High-performing teams run scenario analyses to anticipate how decisions will affect NIBT. For example, raising prices by 3% may boost revenue significantly if demand remains steady, but a simultaneous wage increase might erode the net gain. Finance teams construct spreadsheets or use planning tools to stress-test assumptions. The calculator on this page simulates such scenarios quickly. Adjust revenue, expenses, and one-time items to visualize how NIBT responds.

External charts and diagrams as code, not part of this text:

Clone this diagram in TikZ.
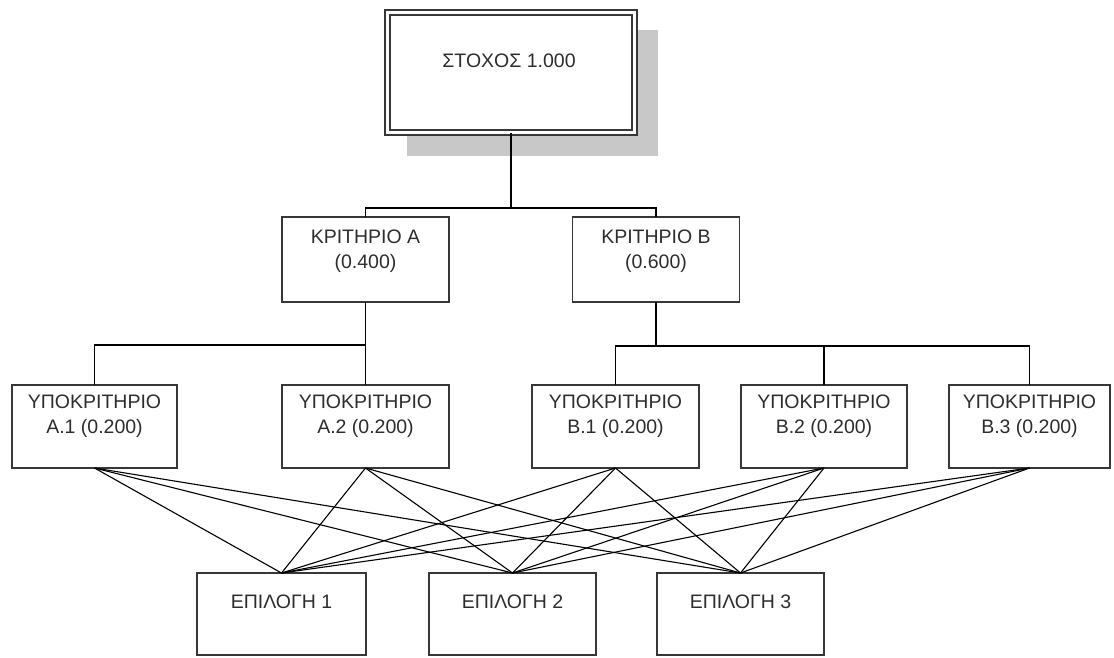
\documentclass[tikz,border=0pt]{standalone}
\usepackage{fontspec}
\setmainfont{Liberation Sans}
\definecolor{shadowgray}{RGB}{200,200,200}
\definecolor{boxline}{RGB}{55,55,55}
\definecolor{txtgray}{RGB}{45,45,45}
\begin{document}
\begin{tikzpicture}[x=1pt,y=-1pt,
  box/.style={draw=boxline,line width=1.4pt,fill=white,rectangle,inner sep=0pt,outer sep=0pt},
  goalbox/.style={box,double=white,double distance=3.5pt,line width=1.4pt,
    minimum width=247pt,minimum height=120pt},
  critbox/.style={box,minimum width=167pt,minimum height=85pt},
  subbox/.style={box,minimum height=83pt},
  optbox/.style={box,minimum height=82pt},
  txt/.style={anchor=north,inner sep=0pt,align=center,text=txtgray,
    font=\fontsize{19.5}{25}\selectfont},
  conn/.style={draw=black,line width=1.3pt},
  connthick/.style={draw=black,line width=2.2pt},
  cross/.style={draw=black,line width=1.1pt}]
\useasboundingbox (0,0) rectangle (1114,657);
% shadow of the goal box
\fill[shadowgray] (407,30) rectangle (658,156);
% boxes
\node[goalbox] (goal) at (511,72.5) {};
\node[critbox] (ka) at (365.5,259.5) {};
\node[critbox] (kb) at (656,259.5) {};
\node[subbox,minimum width=165pt] (a1) at (94.5,426.5) {};
\node[subbox,minimum width=167pt] (a2) at (365.5,426.5) {};
\node[subbox,minimum width=167pt] (b1) at (615.5,426.5) {};
\node[subbox,minimum width=166pt] (b2) at (824,426.5) {};
\node[subbox,minimum width=161pt] (b3) at (1029.5,426.5) {};
\node[optbox,minimum width=169pt] (e1) at (281.5,614) {};
\node[optbox,minimum width=167pt] (e2) at (512.5,614) {};
\node[optbox,minimum width=167pt] (e3) at (740.5,614) {};
% texts
\node[txt] (tgoal) at (509,49.5) {\strut ΣΤΟΧΟΣ 1.000};
\node[txt] (tka) at (365.5,225.5) {\strut ΚΡΙΤΗΡΙΟ Α\\\strut (0.400)};
\node[txt] (tkb) at (656,225.5) {\strut ΚΡΙΤΗΡΙΟ Β\\\strut (0.600)};
\node[txt] (ta1) at (94.5,390.5) {\strut ΥΠΟΚΡΙΤΗΡΙΟ\\\strut Α.1 (0.200)};
\node[txt] (ta2) at (365.5,390.5) {\strut ΥΠΟΚΡΙΤΗΡΙΟ\\\strut Α.2 (0.200)};
\node[txt] (tb1) at (615.5,390.5) {\strut ΥΠΟΚΡΙΤΗΡΙΟ\\\strut Β.1 (0.200)};
\node[txt] (tb2) at (824,390.5) {\strut ΥΠΟΚΡΙΤΗΡΙΟ\\\strut Β.2 (0.200)};
\node[txt] (tb3) at (1029.5,390.5) {\strut ΥΠΟΚΡΙΤΗΡΙΟ\\\strut Β.3 (0.200)};
\node[txt] (te1) at (281.5,590.5) {\strut ΕΠΙΛΟΓΗ 1};
\node[txt] (te2) at (512.5,590.5) {\strut ΕΠΙΛΟΓΗ 2};
\node[txt] (te3) at (740.5,590.5) {\strut ΕΠΙΛΟΓΗ 3};
% tree connectors
\coordinate (bustop) at (511,208);
\coordinate (busa) at (365.5,345);
\coordinate (busb) at (656,346);
\draw[conn] (goal.south) -- (bustop);
\draw[conn] (ka.north) |- (bustop) -| (kb.north);
\draw[conn] (ka.south) -- (a2.north);
\draw[conn] (a1.north) |- (busa);
\draw[connthick] (kb.south) -- (busb);
\draw[connthick] (b1.north |- busb) -- (b2.north |- busb);
\draw[conn] (b1.north) |- (busb);
\draw[conn] (b2.north) -- (b2.north |- busb);
\draw[conn] (b2.north |- busb) -| (b3.north);
% crossing connectors
\foreach \s in {a1,a2,b1,b2,b3}
  \foreach \e in {e1,e2,e3}
    \draw[cross] (\s.south) -- (\e.north);
\end{tikzpicture}
\end{document}
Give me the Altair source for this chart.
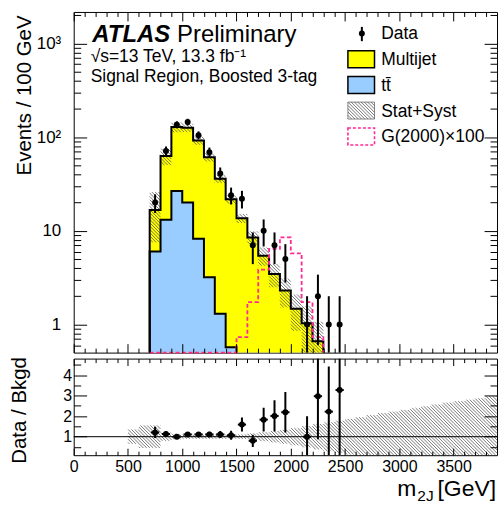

The table below presents a simplified sensitivity study. Each scenario assumes a base revenue of $1,000,000 and illustrates the impact of cost changes on NIBT:

Scenario Revenue Total Expenses (excluding taxes) Calculated NIBT Key Insight
Baseline $1,000,000 $800,000 $200,000 20% NIBT margin
Cost Inflation $1,000,000 $860,000 $140,000 Material increases slash profits by 30%
Pricing Power $1,060,000 $820,000 $240,000 Moderate price increase beats inflation
Efficiency Gains $1,000,000 $760,000 $240,000 Lean operations achieve similar improvement
Downside $930,000 $850,000 $80,000 Revenue drop plus cost creep endangers margins

These scenarios emphasize the value of monitoring both price strategy and cost discipline. A firm that reacts quickly when expenses rise can preserve NIBT even if revenue stays flat. Scenario planning also aids communication with investors because it shows how management intends to defend profitability.

Compliance and Reporting

After computing NIBT, organizations must translate it into tax filings and investor reports. Public companies reconcile NIBT to net income and earnings per share within Management’s Discussion and Analysis sections, highlighting significant factors period over period. Private companies use NIBT to file Schedule M-1 adjustments when differences exist between book income and taxable income. In both cases, documentation must align with generally accepted accounting principles. Auditors frequently test NIBT by verifying revenue recognition, expense accruals, and non-operating item classifications. Maintaining a transparent trail reduces the risk of restatements.

Linking to Tax Strategy

Because NIBT precedes tax calculation, it is the foundation for forecasting cash tax payments. Tax departments analyze NIBT to determine whether to accelerate deductions, defer revenue, or leverage credits. For instance, if NIBT is exceptionally high due to a one-time gain, the tax team may explore investment credits or bonus depreciation to mitigate the immediate tax burden. Conversely, when NIBT declines, companies may carry forward net operating losses to future years. A strong partnership between accounting and tax ensures strategies remain compliant. Guidance from educational sources like MIT Sloan often highlights how financial planning and tax optimization intersect.

Leveraging Technology

Modern financial systems automate much of the NIBT calculation. Enterprise resource planning platforms capture transactions in real time and feed them into analytics dashboards. Data visualization tools, such as the Chart.js implementation in this calculator, help stakeholders see how revenue and expense components contribute to the pre-tax result. Automation reduces manual errors and frees analysts to focus on strategy. However, technology is only as effective as the underlying data integrity. Regular audits of account mappings, user permissions, and integration points safeguard the reliability of the output.

Conclusion

Calculating net income before taxes is more than an accounting exercise; it is a strategic window into the health of a business. By carefully categorizing revenue, diligently tracking every category of expense, and contextualizing results with industry benchmarks, leaders gain a trustworthy measure of profitability. Tools like the interactive calculator above streamline what could otherwise be a spreadsheet-heavy task, enabling rapid iteration during planning cycles. Whether you are preparing financial statements, negotiating credit facilities, or weighing expansion plans, mastering NIBT ensures decisions rest on a precise understanding of how value flows through the organization.